In the tide of violence and the politics of hate that is sweeping across this region, it is difficult to retain objectivity and balance, and this is more the case for a writer born to the area of conflict. Hazarika has, however, achieved this in substantial measure with peculiar equilibrium between a passionate narrative style and a descriptive veracity, to write a book that will remain a seminal work, providing important insights on the apparently irreducible problems that arise out of the distress movement of millions of people across the international border between India and Bangladesh.

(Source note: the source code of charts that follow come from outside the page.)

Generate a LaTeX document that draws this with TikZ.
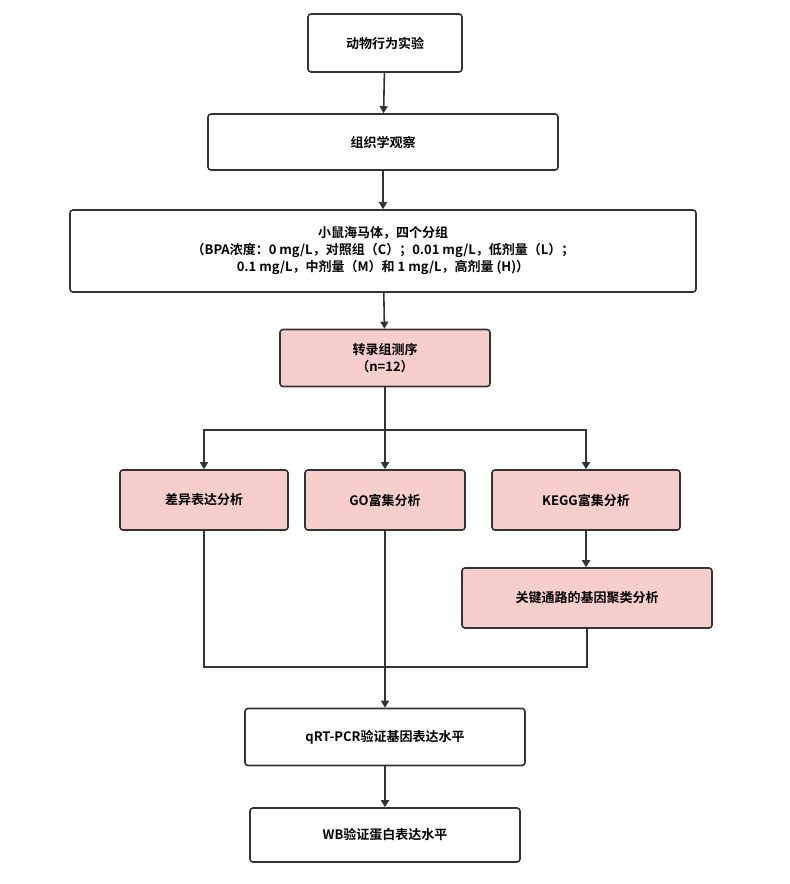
\documentclass[tikz,border=0pt]{standalone}
\usepackage{fontspec}
\setmainfont{Noto Sans CJK SC}[BoldFont={Noto Sans CJK SC Bold}]
\usetikzlibrary{positioning,arrows.meta}
\definecolor{boxpink}{HTML}{F8CECC}
\definecolor{linegray}{HTML}{333333}
\tikzset{
  stage/.style={draw=linegray,line width=1.6pt,rounded corners=3pt,fill=white,
    font=\bfseries\fontsize{13}{17}\selectfont,align=center,inner sep=0pt},
  hot/.style={stage,fill=boxpink},
  flow/.style={draw=linegray,line width=1.6pt,-{Triangle[length=7pt,width=8pt]}},
  link/.style={draw=linegray,line width=1.6pt}
}
\begin{document}
\begin{tikzpicture}[x=1pt,y=-1pt]
	\useasboundingbox (0,0) rectangle (790,884);
	\node[stage,minimum width=154pt,minimum height=58pt] (behav) at (385,43) {动物行为实验};
	\node[stage,minimum width=350pt,minimum height=56pt] (histo) at (383,142) {组织学观察};
	\node[stage,minimum width=626pt,minimum height=82pt] (group) at (383,251) {小鼠海马体，四个分组\\（BPA浓度：0 mg/L，对照组（C）；0.01 mg/L，低剂量（L）；\\0.1 mg/L，中剂量（M）和 1 mg/L，高剂量 (H)）};
	\node[hot,minimum width=210pt,minimum height=57pt] (seq) at (385,358) {转录组测序\\（n=12）};
	\node[hot,minimum width=168pt,minimum height=60pt] (deg) at (204,500) {差异表达分析};
	\node[hot,minimum width=160pt,minimum height=60pt] (go) at (385,500) {GO富集分析};
	\node[hot,minimum width=188pt,minimum height=60pt] (kegg) at (586,500) {KEGG富集分析};
	\node[hot,minimum width=250pt,minimum height=60pt] (clus) at (587,598) {关键通路的基因聚类分析};
	\node[stage,minimum width=280pt,minimum height=57pt] (pcr) at (385,737) {qRT-PCR验证基因表达水平};
	\node[stage,minimum width=270pt,minimum height=54pt] (wb) at (385,835) {WB验证蛋白表达水平};
	% connectors
	\coordinate (split) at (385,430);
	\coordinate (join) at (385,667);
	\draw[flow] (behav) -- (histo);
	\draw[flow] (histo) -- (group);
	\draw[flow] (group) -- (seq);
	\draw[link] (seq) -- (split);
	\draw[flow] (split) -| (deg);
	\draw[flow] (split) -- (go);
	\draw[flow] (split) -| (kegg);
	\draw[flow] (kegg) -- (kegg |- clus.north);
	\draw[link] (deg) |- (join);
	\draw[link] (clus.south) |- (join);
	\draw[flow] (go) -- (pcr);
	\draw[flow] (pcr) -- (wb);
\end{tikzpicture}
\end{document}
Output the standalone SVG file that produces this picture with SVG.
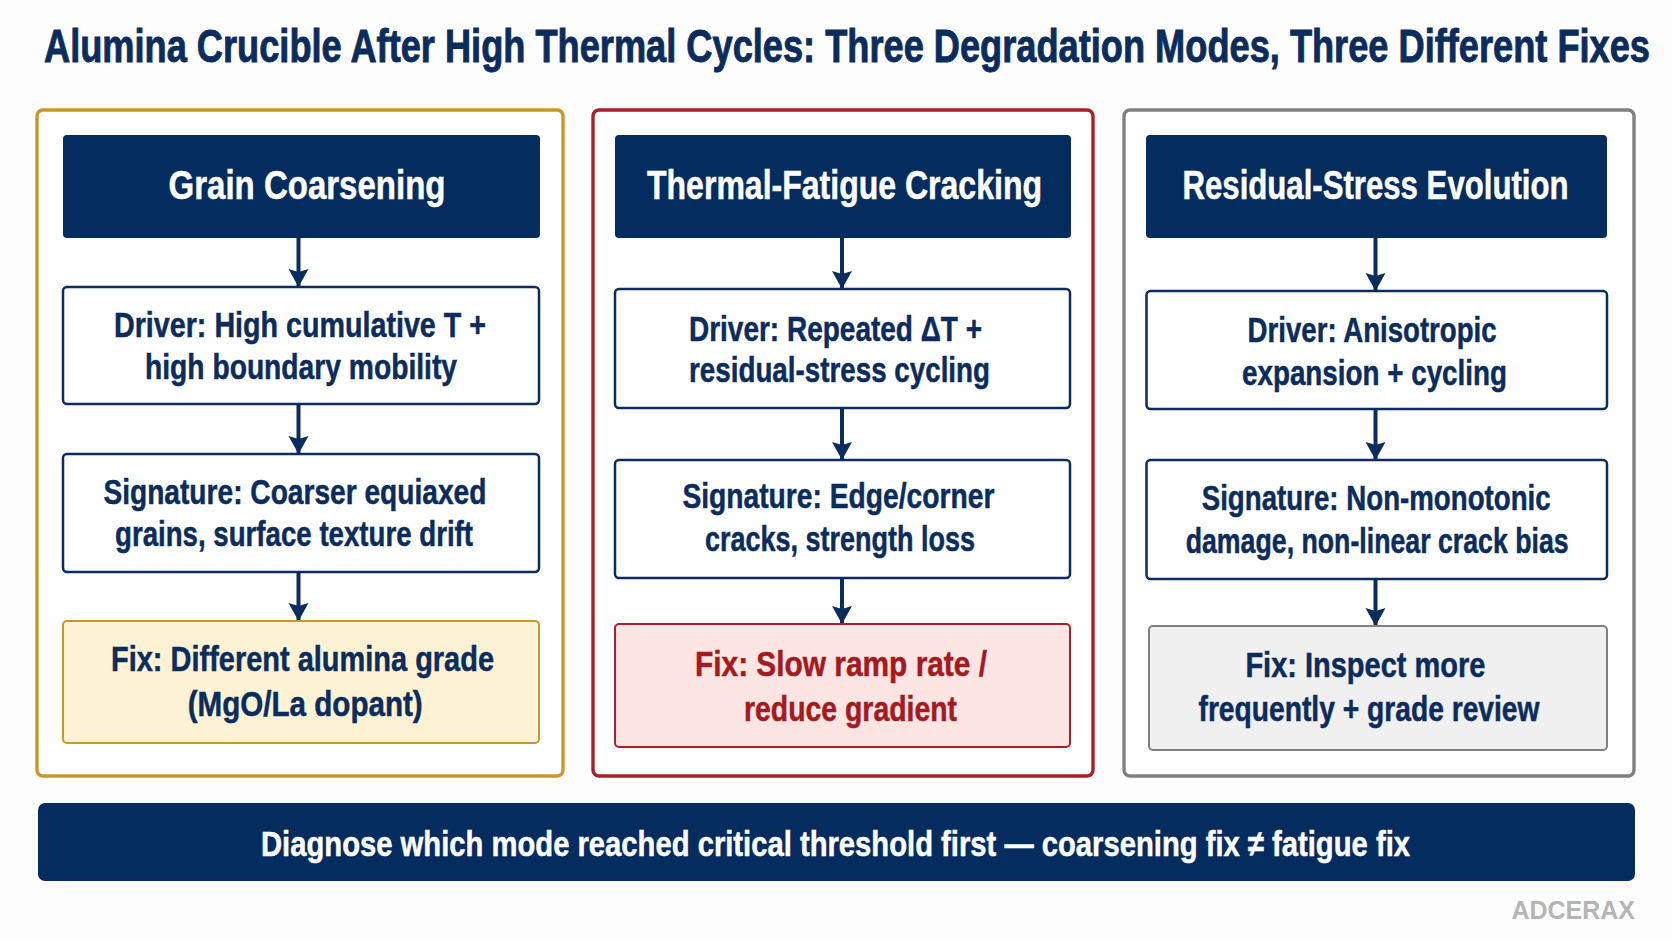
<svg xmlns="http://www.w3.org/2000/svg" width="1672" height="941" viewBox="0 0 1672 941">
<style>
text{font-family:"Liberation Sans",Arial,sans-serif;font-weight:700;fill:#0b2c5c;stroke:#0b2c5c;stroke-width:.45}
.t{font-size:35px;stroke-width:.7}
.h{font-size:35px;fill:#fff;stroke:#fff}
.b{font-size:31px}
.r{fill:#a31a20;stroke:#a31a20}
.bar{font-size:31px;fill:#fff;stroke:#fff}
.w{font-size:25px;fill:#b5b5b5;stroke:none;text-anchor:end}
.navy{fill:#052c5e}
.box{fill:#fff;stroke:#0b2c5c;stroke-width:2.5}
.p{fill:#fff;stroke-width:3.4}
.fix{stroke-width:2}
.c{stroke:#0b2c5c;stroke-width:4;fill:none;marker-end:url(#a)}
</style>
<defs><marker id="a" markerUnits="userSpaceOnUse" markerWidth="20" markerHeight="22" refX="18" refY="11" orient="auto"><path d="M0 1L18 11L0 21L3 11Z" fill="#0b2c5c"/></marker></defs>
<rect width="1672" height="941" fill="#fdfdfd"/>
<text id="title" class="t" transform="translate(44 62) scale(1 1.31)" textLength="1606" lengthAdjust="spacingAndGlyphs">Alumina Crucible After High Thermal Cycles: Three Degradation Modes, Three Different Fixes</text>
<g id="panel-1"><rect class="p" x="37" y="110" width="526" height="666" rx="6" stroke="#c9982a"/></g>
<g id="panel-2"><rect class="p" x="593" y="110" width="500" height="666" rx="6" stroke="#a8202a"/></g>
<g id="panel-3"><rect class="p" x="1124" y="110" width="510" height="666" rx="6" stroke="#808080"/></g>
<g id="connectors">
<path class="c" d="M298.500 238V287"/><path class="c" d="M298.500 404V454"/><path class="c" d="M298.500 572V621"/>
<path class="c" d="M842 238V289"/><path class="c" d="M842 408V460"/><path class="c" d="M842 578V624"/>
<path class="c" d="M1375.500 238V291"/><path class="c" d="M1375.500 409V460"/><path class="c" d="M1375.500 579V626"/>
</g>
<g id="grain-header"><rect class="navy" x="63" y="135" width="477" height="103" rx="4"/><text class="h" transform="translate(168.500 199) scale(1 1.17)" textLength="277" lengthAdjust="spacingAndGlyphs">Grain Coarsening</text></g>
<g id="grain-driver"><rect class="box" x="63" y="287" width="476" height="117" rx="4"/><text class="b" transform="translate(114 337) scale(1 1.13)" textLength="372" lengthAdjust="spacingAndGlyphs">Driver: High cumulative T +</text><text class="b" transform="translate(145 378.500) scale(1 1.13)" textLength="312" lengthAdjust="spacingAndGlyphs">high boundary mobility</text></g>
<g id="grain-signature"><rect class="box" x="63" y="454" width="476" height="118" rx="4"/><text class="b" transform="translate(103.400 504) scale(1 1.13)" textLength="383" lengthAdjust="spacingAndGlyphs">Signature: Coarser equiaxed</text><text class="b" transform="translate(115 546) scale(1 1.13)" textLength="358" lengthAdjust="spacingAndGlyphs">grains, surface texture drift</text></g>
<g id="grain-fix"><rect class="fix" x="63" y="621" width="476" height="122" rx="4" fill="#fdf3d4" stroke="#c9982a"/><text class="b" transform="translate(111 671) scale(1 1.13)" textLength="383" lengthAdjust="spacingAndGlyphs">Fix: Different alumina grade</text><text class="b" transform="translate(187.700 716) scale(1 1.13)" textLength="235" lengthAdjust="spacingAndGlyphs">(MgO/La dopant)</text></g>
<g id="fatigue-header"><rect class="navy" x="615" y="135" width="456" height="103" rx="4"/><text class="h" transform="translate(647 199) scale(1 1.17)" textLength="395" lengthAdjust="spacingAndGlyphs">Thermal-Fatigue Cracking</text></g>
<g id="fatigue-driver"><rect class="box" x="615" y="289" width="455" height="119" rx="4"/><text class="b" transform="translate(689 341) scale(1 1.13)" textLength="293" lengthAdjust="spacingAndGlyphs">Driver: Repeated ΔT +</text><text class="b" transform="translate(689 382) scale(1 1.13)" textLength="301" lengthAdjust="spacingAndGlyphs">residual-stress cycling</text></g>
<g id="fatigue-signature"><rect class="box" x="615" y="460" width="455" height="118" rx="4"/><text class="b" transform="translate(682.400 508) scale(1 1.13)" textLength="312" lengthAdjust="spacingAndGlyphs">Signature: Edge/corner</text><text class="b" transform="translate(705 551) scale(1 1.13)" textLength="270" lengthAdjust="spacingAndGlyphs">cracks, strength loss</text></g>
<g id="fatigue-fix"><rect class="fix" x="615" y="624" width="455" height="123" rx="4" fill="#fde5e4" stroke="#a8202a"/><text class="b r" transform="translate(695 676) scale(1 1.13)" textLength="292" lengthAdjust="spacingAndGlyphs">Fix: Slow ramp rate /</text><text class="b r" transform="translate(744 721) scale(1 1.13)" textLength="213" lengthAdjust="spacingAndGlyphs">reduce gradient</text></g>
<g id="stress-header"><rect class="navy" x="1146" y="135" width="461" height="103" rx="4"/><text class="h" transform="translate(1182.500 199) scale(1 1.17)" textLength="386" lengthAdjust="spacingAndGlyphs">Residual-Stress Evolution</text></g>
<g id="stress-driver"><rect class="box" x="1146.500" y="291" width="460.500" height="118" rx="4"/><text class="b" transform="translate(1247.600 342) scale(1 1.13)" textLength="249" lengthAdjust="spacingAndGlyphs">Driver: Anisotropic</text><text class="b" transform="translate(1242 384.500) scale(1 1.13)" textLength="265" lengthAdjust="spacingAndGlyphs">expansion + cycling</text></g>
<g id="stress-signature"><rect class="box" x="1146.500" y="460" width="460.500" height="119" rx="4"/><text class="b" transform="translate(1201.700 510) scale(1 1.13)" textLength="349" lengthAdjust="spacingAndGlyphs">Signature: Non-monotonic</text><text class="b" transform="translate(1185.700 553.400) scale(1 1.13)" textLength="383" lengthAdjust="spacingAndGlyphs">damage, non-linear crack bias</text></g>
<g id="stress-fix"><rect class="fix" x="1149" y="626" width="458" height="124" rx="4" fill="#f0f0f0" stroke="#808080"/><text class="b" transform="translate(1245.400 676.500) scale(1 1.13)" textLength="240" lengthAdjust="spacingAndGlyphs">Fix: Inspect more</text><text class="b" transform="translate(1198.500 721) scale(1 1.13)" textLength="341" lengthAdjust="spacingAndGlyphs">frequently + grade review</text></g>
<g id="conclusion"><rect class="navy" x="38" y="803" width="1597" height="78" rx="7"/><text class="bar" transform="translate(261 856) scale(1 1.16)" textLength="1149" lengthAdjust="spacingAndGlyphs">Diagnose which mode reached critical threshold first — coarsening fix ≠ fatigue fix</text></g>
<text id="watermark" class="w" x="1635" y="919">ADCERAX</text>
</svg>
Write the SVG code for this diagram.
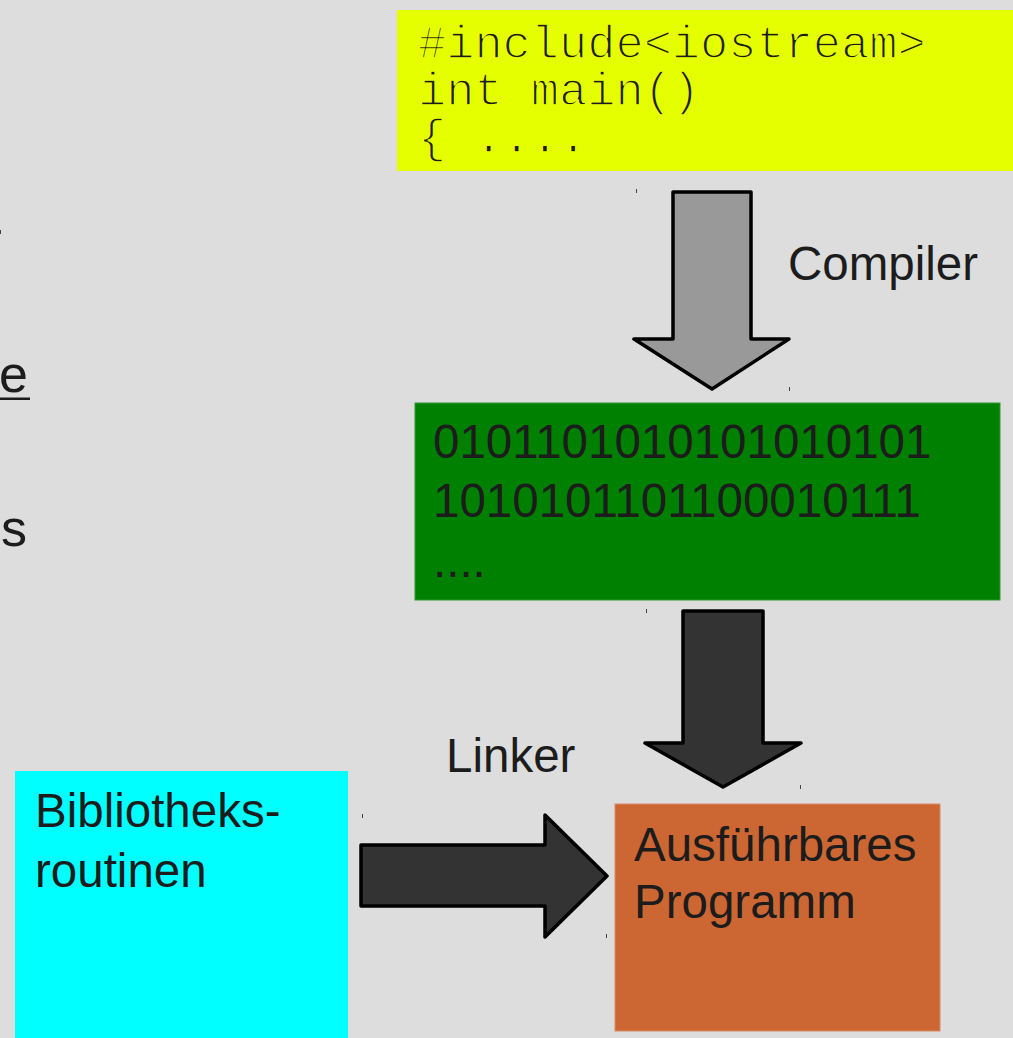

Hazarika closely documents the inexorable economic, environmental, demographic and historical pressures that have created this movement, and rubbishes the pan-Islamist ‘Greater Bangladesh’ conspiracy, even as he records the callous and short-sighted political manipulation that has sought to mobilize popular and sectarian insecurities for partisan political ends instead of exploring constructive solutions. He has, moreover, displayed an even-handed acuity in discovering the roots of much of the conflict, not in communal differences, but in the linguistic and cultural parochialism of both the ‘indigenous’ and migratory communities. It is certainly the fact, for instance, that the processes of assimilation in Assam would have been far smoother had Bengali speaking migrants not insisted on retaining Bengali as an official language in the 1950s. Even today, it is linguistic sub-groups in Assam, and not the ‘Assamese Muslim’ – predominantly earlier migrants who accepted the local language and culture – who arouse the greatest hostility among locals. There is, equally, an extraordinary fairness in Hazarika’s treatment of a wide range of disconcerting conflicts and issues between the many States within the region and with Bangladesh, an urgent effort to find solutions, rather than a fruitless fixation on historical grievances – real or imagined.

Hazarika’s declared intent in writing this book is "to force a debate, to shake up governmental and societal approaches to the issue of migration." The problems he documents have remained intractable despite the many ‘solutions’ offered by politicians, administrators, intellectuals and rabble-rousers, alike. In the final chapter, ‘Seeking Partnership, Renouncing Confrontation’, Hazarika offers a "checklist of ‘doable’ programmes which could transform the region." Many of the programmes listed are capable of execution, given the necessary goodwill and understanding. But in the tangled political situation that prevails in the region, these suggestions will inevitably fall by the wayside. Demographic destabilization is presently entrenched as a plank to power, and no party has displayed any commitment to the implementation of pragmatic policies once it has secured power.

Nevertheless, Hazarika’s effort is exemplary, and Rites of Passage is an important book not only for everyone who has an interest in India’s Northeast, but also for those who concern themselves with the overall problems of the great migrations that have taken place, and continue to occur, throughout the world.